An example of the impact on small entities

For example, assume we have a limited liability company (SRL) which is a family owned holding company for real estate.  The LLC does not do any commercial business activity whatsoever.  Further assume that  the stock of that LLC is divided as follows:  40% of the shares belong to the husband, 40% of the shares belong to his spouse and 20% belongs to their son. The sole asset of the LLC is the residential home of the couple.

The LLC has 3 managers, which are the husband, spouse and their son. Assume all 3 have unlimited Power of Attorney over the corporation acting independently of each other.

Assume the husband who owns 40% of the stock of the company dies. Now the surviving spouse who has an unlimited power of attorney as Manager of the corporation needs to sell the property. Traditionally any corporate officer or Manager that has full power of attorney to do so could sell the property without any further requirement.
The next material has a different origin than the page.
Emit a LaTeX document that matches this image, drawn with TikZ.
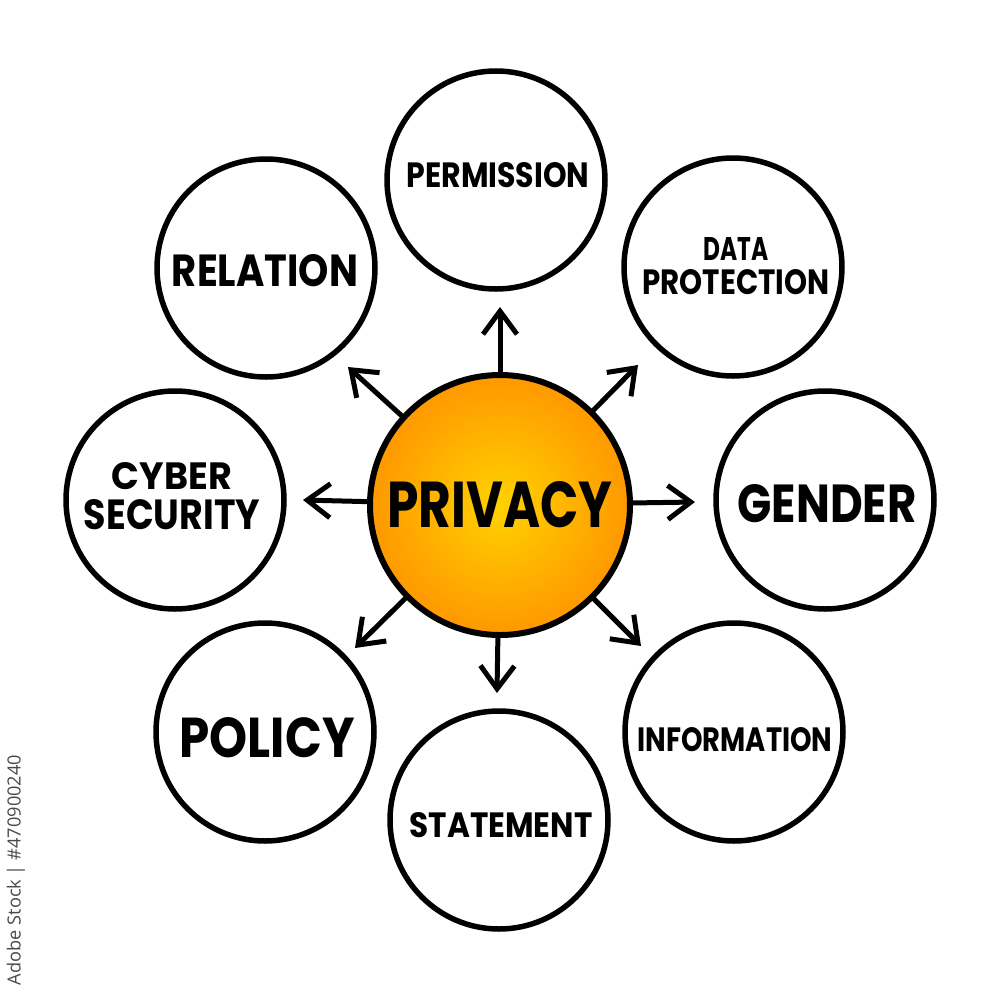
\documentclass[tikz,border=0pt]{standalone}
\usepackage{fontspec}
\usepackage{graphicx}
\setmainfont{Poppins}
\newfontfamily\wmfont{Open Sans}
\usetikzlibrary{arrows.meta}
\definecolor{hubin}{HTML}{FFD200}
\definecolor{hubout}{HTML}{FF9800}
\definecolor{wmgray}{HTML}{4A4A4A}
\newcommand{\fitwh}[3]{\resizebox{#1}{#2}{\bfseries #3}}
\begin{document}
\begin{tikzpicture}[x=0.1mm,y=-0.1mm,
  topic/.style={circle,draw=black,line width=0.55mm,minimum size=21.8mm,inner sep=0pt},
  hub/.style={circle,draw=black,line width=0.6mm,minimum size=26.0mm,inner sep=0pt,inner color=hubin,outer color=hubout},
  lbl/.style={inner sep=0pt,text=black},
  lbltwo/.style={inner sep=0pt,text=black,align=center,font={\fontsize{10pt}{#1}\selectfont}},
  arr/.style={line width=0.5mm,line cap=round,-{Straight Barb[length=2.3mm,width=3.4mm,line width=0.5mm]}},
  ]
\useasboundingbox[fill=white] (0,0) rectangle (1000,1000);
% hub
\node[hub] (c) at (500,505) {};
\node[lbl] (ctext) at (500,505) {\fitwh{22.5mm}{4.6mm}{PRIVACY}};
% topics
\node[topic] (n1) at (496,180) {};
\node[topic] (n2) at (733,267) {};
\node[topic] (n3) at (825,500) {};
\node[topic] (n4) at (734,732) {};
\node[topic] (n5) at (499,820) {};
\node[topic] (n6) at (265,732) {};
\node[topic] (n7) at (175,500) {};
\node[topic] (n8) at (266,268) {};
% labels
\node[lbl] (l1) at (498,175) {\fitwh{18.3mm}{2.5mm}{PERMISSION}};
\node[lbltwo=3.4mm] (l2) at (736,266) {\fitwh{6.5mm}{2.3mm}{DATA}\\\fitwh{18.7mm}{2.5mm}{PROTECTION}};
\node[lbl] (l3) at (827,504) {\fitwh{17.9mm}{3.8mm}{GENDER}};
\node[lbl] (l4) at (735,740) {\fitwh{19.5mm}{2.4mm}{INFORMATION}};
\node[lbl] (l5) at (501,825) {\fitwh{18.3mm}{2.5mm}{STATEMENT}};
\node[lbl] (l6) at (267,738) {\fitwh{17.5mm}{4.0mm}{POLICY}};
\node[lbltwo=4.0mm] (l7) at (172,496) {\fitwh{12.0mm}{2.7mm}{CYBER}\\\fitwh{17.6mm}{3.0mm}{SECURITY}};
\node[lbl] (l8) at (265,271) {\fitwh{18.6mm}{3.2mm}{RELATION}};
% arrow tips
\coordinate (t1) at (500,307);
\coordinate (t2) at (638,365);
\coordinate (t3) at (695,502);
\coordinate (t4) at (641,646);
\coordinate (t5) at (497,693);
\coordinate (t6) at (355,648);
\coordinate (t7) at (303,500);
\coordinate (t8) at (348,367);
\foreach \i in {1,...,8} {\draw[arr] (c) -- (t\i);}
% watermark
\node[lbl,rotate=90,text=wmgray] (wm) at (16,870) {\resizebox{23mm}{!}{\wmfont Adobe Stock | \#470900240}};
\end{tikzpicture}
\end{document}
Under the new law, specifically Article 32 ter b), it would appear that the surviving spouse would not be able to sell the property because she would need the approval of all shareholders that own 10% of the company (her husband owned 40% and son owns 20%). Her only solution would be to probate the shares that her deceased husband owned in the company.  This process is both time consuming and expensive.

This may not have been a result the legislators wanted but it is the effect of the wording of the law. As I indicated in the beginning the assumptions used by the World Bank are based upon a “publicly traded corporation listed on the economy’s most important stock Exchange” , or if there is no stock exchange in the economy, it is assumed that Buyer is a large private company with multiple shareholders. “ (emphasis is added)

I don’t believe it was intended to affect small holding companies which are widely used in Costa Rica to hold real estate and other assets.

The resolution of conflict in the Costa Rican judicial system is notoriously slow and inefficient. In my view the country would be better served if it revamped its judicial system before it continues to pass additional laws that clutter the court system and slow the judicial process even further. If the country wants to protect investors it needs to do so by implementing access to a judicial system that provides a prompt and efficient resolution to shareholder disputes.